Output gaps, inflation and totally awesome blogosphere debates

I love the blogosphere.  It lets all sorts of debates happen that just can’t happen face to face in the real world.  Here’s one that happened lately:

James Bullard, of the St. Louis Fed, gave a speech in which (I believe) he argued that wealth effects meant that potential output was discretely lower now after the crash of 2006-2008.  David Andolfato and Tyler Cowen both liked his argument.

Scott Sumner, Noah Smith, Paul Krugman, Matt Yglesias, Mark Thoma and Tim Duy (apologies if I missed anyone) all disagreed with it for largely the same reason:  A bubble is a price movement and prices don’t affect potential output, if for no other reason then because potential output is defined as the output that would occur if prices didn’t matter.

Brad DeLong also disagreed on the same grounds, but was willing to grant that a second-order effect through labour-force participation may be occurring, although that was not the argument that Bullard appeared to be making.

In response, Bullard wrote a letter to Tim Duy, in which he revised his argument slightly, saying that it’s not that potential output suddenly fell, but that it was never so high to start with.  We were overestimating potential output during the bubble period and are now estimating it more accurately.

The standard reply to this, as provided by by Scott SumnerTim DuyMark Thoma and Paul Krugman, takes the form of:  If actual output was above potential during the bubble, then where was the resulting inflation?  What is so wrong with the CBO’s estimate of potential output (which shows very little output gap during the bubble period)?

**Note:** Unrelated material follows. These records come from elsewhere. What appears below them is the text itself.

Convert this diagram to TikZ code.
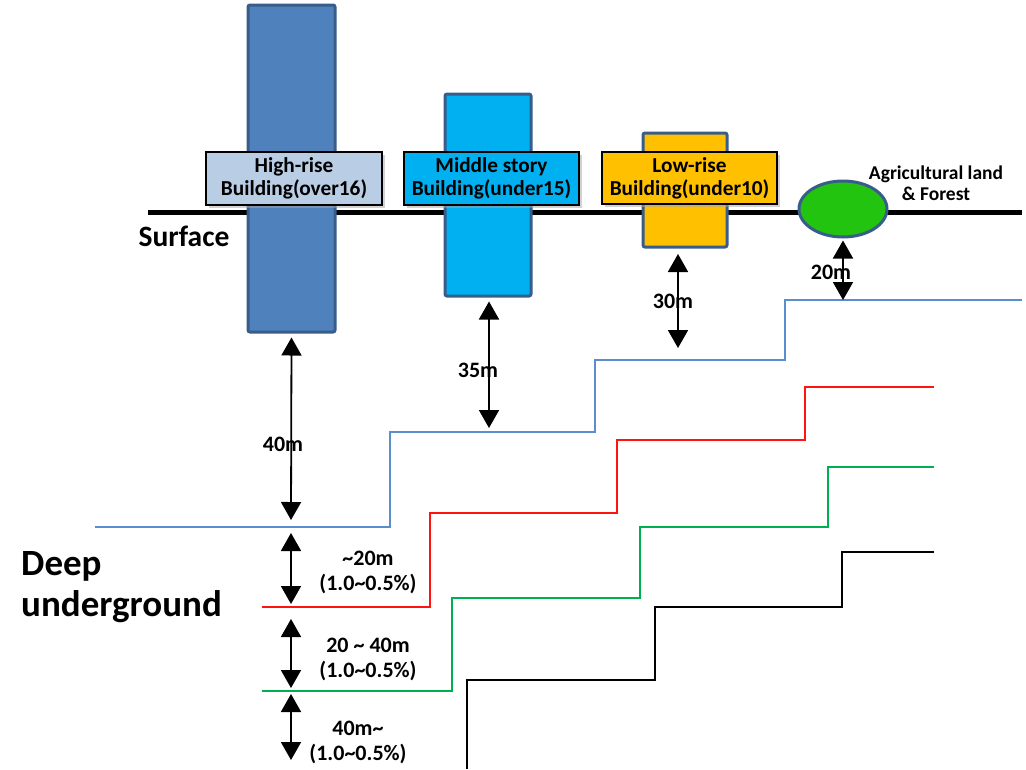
\documentclass[tikz,border=0pt]{standalone}
\usepackage{fontspec}
\setmainfont{Carlito}
\usetikzlibrary{arrows.meta,shapes.geometric,shadows}

\definecolor{bldedge}{RGB}{56,93,138}
\definecolor{highfill}{RGB}{79,129,189}
\definecolor{highlab}{RGB}{185,205,229}
\definecolor{midfill}{RGB}{0,176,240}
\definecolor{lowfill}{RGB}{255,192,0}
\definecolor{farmfill}{RGB}{34,196,15}
\definecolor{bluestep}{RGB}{91,142,207}
\definecolor{redstep}{RGB}{255,20,20}
\definecolor{greenstep}{RGB}{0,176,80}

\tikzset{
  building/.style={draw=bldedge, line width=3pt, rounded corners=2pt, inner sep=0pt},
  tag/.style={draw=black, line width=1.8pt, inner sep=0pt, align=center,
    font=\bfseries\fontsize{21.3}{23}\selectfont,
    drop shadow={shadow xshift=3pt, shadow yshift=-3pt, fill=black!35}},
  dim/.style={line width=1.8pt, {Triangle[width=20pt,length=18pt]}-{Triangle[width=20pt,length=18pt]}},
  dimlabel/.style={font=\bfseries\fontsize{22}{25}\selectfont, align=center, inner sep=0pt},
  stairline/.style={line width=2pt, line join=miter}
}

\begin{document}
\begin{tikzpicture}[x=1pt,y=-1pt]
\useasboundingbox (0,0) rectangle (1026,769);

% ground surface
\coordinate (surfL) at (148,212);
\coordinate (surfR) at (1022,212);
\draw[line width=5pt] (surfL) -- (surfR);
\node[font=\bfseries\fontsize{29.5}{32}\selectfont, inner sep=0pt] (surface) at (184,236) {Surface};

% buildings
\node[building, fill=highfill, minimum width=87pt, minimum height=327pt] (high) at (291.5,168.5) {};
\node[building, fill=midfill, minimum width=86pt, minimum height=202pt] (mid) at (488,195) {};
\node[building, fill=lowfill, minimum width=84pt, minimum height=114pt] (low) at (685,190) {};

% building tags
\node[tag, fill=highlab, minimum width=176pt, minimum height=53pt] (highlab) at (294,178.5) {High-rise\\Building(over16)};
\node[tag, fill=midfill, minimum width=175pt, minimum height=53pt] (midlab) at (491.5,178.5) {Middle story\\Building(under15)};
\node[tag, fill=lowfill, minimum width=175pt, minimum height=52pt] (lowlab) at (689.5,178) {Low-rise\\Building(under10)};

% agricultural land
\node[ellipse, draw=bldedge, line width=3pt, fill=farmfill, minimum width=88pt, minimum height=56pt, inner sep=0pt] (farm) at (843,209) {};
\node[font=\bfseries\fontsize{19.5}{21}\selectfont, align=center, inner sep=0pt] (farmlab) at (936,183) {Agricultural land\\\& Forest};

% stepped depth limits
\draw[stairline, bluestep] (95,527) -| (390,432) -| (595,360) -| (785,300) -- (1022,300);
\draw[stairline, redstep] (262,607) -| (430,513) -| (617,440) -| (805,387) -- (934,387);
\draw[stairline, greenstep] (262,691) -| (452,598) -| (640,527) -| (828,467) -- (934,467);
\draw[stairline, black, line width=1.6pt] (467,769) |- (655,680) |- (842,607) |- (934,552);

% end points of the depth arrows
\coordinate (d40) at (291,520);
\coordinate (d35) at (489,428);
\coordinate (d30t) at (678,254);
\coordinate (d30) at (678,348);
\coordinate (d20) at (843,300);
\coordinate (u1t) at (291,533);
\coordinate (u1b) at (291,604);
\coordinate (u2t) at (291,619);
\coordinate (u2b) at (291,688);
\coordinate (u3t) at (291,694);
\coordinate (u3b) at (291,760);

% depth arrows
\draw[dim] ([yshift=-4pt]high.south) -- (d40);
\draw[dim] ([xshift=1pt,yshift=-4pt]mid.south) -- (d35);
\draw[dim] (d30t) -- (d30);
\draw[dim] ([yshift=-2pt]farm.south) -- (d20);
\draw[dim] (u1t) -- (u1b);
\draw[dim] (u2t) -- (u2b);
\draw[dim] (u3t) -- (u3b);

% depth labels
\node[dimlabel] (l40) at (283,444) {40m};
\node[dimlabel] (l35) at (478,370) {35m};
\node[dimlabel] (l30) at (673,301) {30m};
\node[dimlabel] (l20) at (831,272) {20m};
\node[dimlabel] (ld1) at (368,572) {\textasciitilde20m\\(1.0\textasciitilde0.5\%)};
\node[dimlabel] (ld2) at (368,659) {20 \textasciitilde\ 40m\\(1.0\textasciitilde0.5\%)};
\node[dimlabel] (ld3) at (358,742) {40m\textasciitilde\\(1.0\textasciitilde0.5\%)};

% deep underground title
\node[font=\bfseries\fontsize{37}{41}\selectfont, align=left, anchor=west, inner sep=0pt] (deep) at (21,587) {Deep\\underground};
\end{tikzpicture}
\end{document}
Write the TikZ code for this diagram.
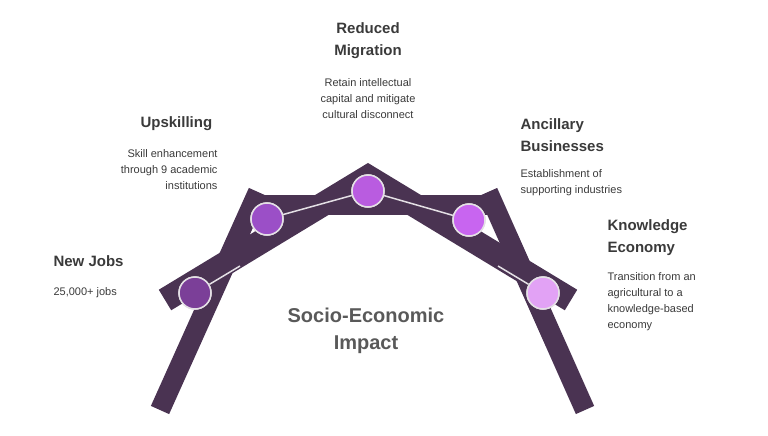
\documentclass[tikz,border=0pt]{standalone}
\usepackage{fontspec}
\setmainfont{Liberation Sans}
\definecolor{bar}{HTML}{4A3352}
\definecolor{txt}{HTML}{3A3A3A}
\definecolor{c1}{HTML}{7B3F98}
\definecolor{c2}{HTML}{9B4FC7}
\definecolor{c3}{HTML}{B95CE0}
\definecolor{c4}{HTML}{C865F0}
\definecolor{c5}{HTML}{E2A2F5}
\begin{document}
\begin{tikzpicture}[x=1pt,y=-1pt,
  barl/.style={line width=20pt,draw=bar},
  arm/.style={line width=24pt,draw=bar},
  wl/.style={line width=1.5pt,draw=white!85!bar},
  dot/.style={circle,minimum size=32pt,inner sep=0pt,draw=white!85!bar,line width=1.5pt},
  ttl/.style={font=\bfseries\fontsize{15}{18}\selectfont,text=txt,align=left,anchor=west},
  dsc/.style={font=\fontsize{11}{16}\selectfont,text=txt,align=left,anchor=north west}]
\useasboundingbox (0,0) rectangle (768,436);
\coordinate (lb) at (160,410); \coordinate (lt) at (258,192);
\coordinate (rb) at (585,410); \coordinate (rt) at (488,192);
\coordinate (hl) at (252,205); \coordinate (hr) at (492,205);
\coordinate (al) at (165,300); \coordinate (ap) at (368,177); \coordinate (ar) at (571,300);
\coordinate (w1) at (240,266); \coordinate (w5) at (498,266);
\draw[barl] (lb) -- (lt);
\draw[barl] (rb) -- (rt);
\draw[barl] (hl) -- (hr);
\draw[arm] (al) -- (ap) -- (ar);
\node[dot,fill=c1] (n1) at (195,293) {};
\node[dot,fill=c2] (n2) at (267,219) {};
\node[dot,fill=c3] (n3) at (368,191) {};
\node[dot,fill=c4] (n4) at (469,220) {};
\node[dot,fill=c5] (n5) at (543,293) {};
\draw[wl] (n1) -- (w1); \draw[wl] (n2) -- (n3); \draw[wl] (n3) -- (n4); \draw[wl] (n5) -- (w5);
\node[dot,fill=c1] at (n1) {};
\node[dot,fill=c2] at (n2) {};
\node[dot,fill=c3] at (n3) {};
\node[dot,fill=c4] at (n4) {};
\node[dot,fill=c5] at (n5) {};
\node[ttl] (t1) at (50,261) {New Jobs};
\node[dsc] (d1) at (50,284) {25,000+ jobs};
\node[ttl] (t2) at (137,124) {Upskilling};
\node[dsc,align=right,anchor=north east] (d2) at (221,146) {Skill enhancement\\through 9 academic\\institutions};
\node[font=\bfseries\fontsize{15}{22}\selectfont,text=txt,align=center] (t3) at (368,41) {Reduced\\Migration};
\node[font=\fontsize{11}{16}\selectfont,text=txt,align=center,anchor=north] (d3) at (368,75) {Retain intellectual\\capital and mitigate\\cultural disconnect};
\node[ttl,font=\bfseries\fontsize{15}{22}\selectfont] (t4) at (517,135) {Ancillary\\Businesses};
\node[dsc] (d4) at (517,166) {Establishment of\\supporting industries};
\node[ttl,font=\bfseries\fontsize{15}{22}\selectfont] (t5) at (604,238) {Knowledge\\Economy};
\node[dsc] (d5) at (604,269) {Transition from an\\agricultural to a\\knowledge-based\\economy};
\node[font=\bfseries\fontsize{20}{27}\selectfont,text=black!65,align=center] (c) at (366,331) {Socio-Economic\\Impact};
\end{tikzpicture}
\end{document}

Putting to one side discussions of what the output gap really is and how to properly estimate it (see, for example, Menzie Chinn here, here and here), I’ve always felt a sympathy with the idea that Bullard is advocating here.  Although I do not have a formal model to back it up, here is how I’ve generally thought of it:

  • Positive output gaps (i.e. actual output above potential) do not directly cause final-good inflation.  Instead, they cause wage inflation, which raises firms’ marginal costs, which causes final-good inflation.
  • Globalisation in general, and the rise of China in particular, meant that there was — and remains — strong, competition-induced downward pressure on the price of internationally tradable goods.
  • That competition would induce domestic producers of tradable goods to either refuse wage increases or go out of business.
  • Labour is not (or at least is very poorly) substitutable.  Somebody trained as a mechanic cannot do the work of an accountant.
  • Therefore, the wages of workers in industries producing tradable goods stayed down, while the wages of workers in industries producing non-tradable goods were able to rise.
  • Indeed, we see in the data that both price and wage inflation in non-tradable industries have been consistently higher than those in tradable sectors over the last decade and, in some cases, very much higher.

The inflation was there.  It was just limited to a subset of industries … like the financial sector.

(Note that I’m implicitly assuming fixed, or at least sticky, exchange rates)

As it happens, I also — like Tyler Cowen — have a sneaking suspicion that temporary (nominal) demand shocks can indeed have effects that are observationally equivalent to (highly) persistent (real) supply shocks.  That’s a fairly controversial statement, but backing it up will have to wait for another post …

4 Responses to “Output gaps, inflation and totally awesome blogosphere debates”


  • Someone in an unmentioned blogpost also pointed out that Bullard might be right but for a reson he did not mention, weakened AD from the collapsed bubble has kept real capital investment down, and not just in housing construction, which presumably reduces the growth of future potential output.

  • As you pursue a basis for your “sneaking suspicion” – that temporary (nominal) demand shocks can indeed have effects that are observationally equivalent to (highly) persistent (real) supply shocks – I hope you’ll also consider the case of a “highly persistant and sizable demand shock” , and how that would impact potential GDP calculations going forward , because that’s what we face.

    For a couple of decades now we’ve had stagnant middle-class incomes that were accompanied by growing aggregate consumption only by continously ramping debt ( public , private , and external ) , both nominally and as a fraction of incomes/GDP. That debt-ramp process accelerated – as do all Ponzi schemes near the end – during the housing bubble , and will now reverse , by necessity and because many of those burned are now “twice shy” ( I’m speaking from my own experience here , but there are historical precedents – the Depression and Japan’s bust , for example ). The “debt/GDP bubble” will almost certainly shrink considerably , but it will most definitely NOT grow again as it has for the past 30 years , at least not for a very long time. If this fact is not currently part of the discussion of potential gdp calculations , it should be , because stagnant ( if not falling ) middle-class incomes appear to be a durable feature of our economy.

    Maybe economists should heretofore calculate two versions of potential GDP – the conventional version , and one that assumes income distributions reflecting a more just society. The second one will have a much stronger positive slope.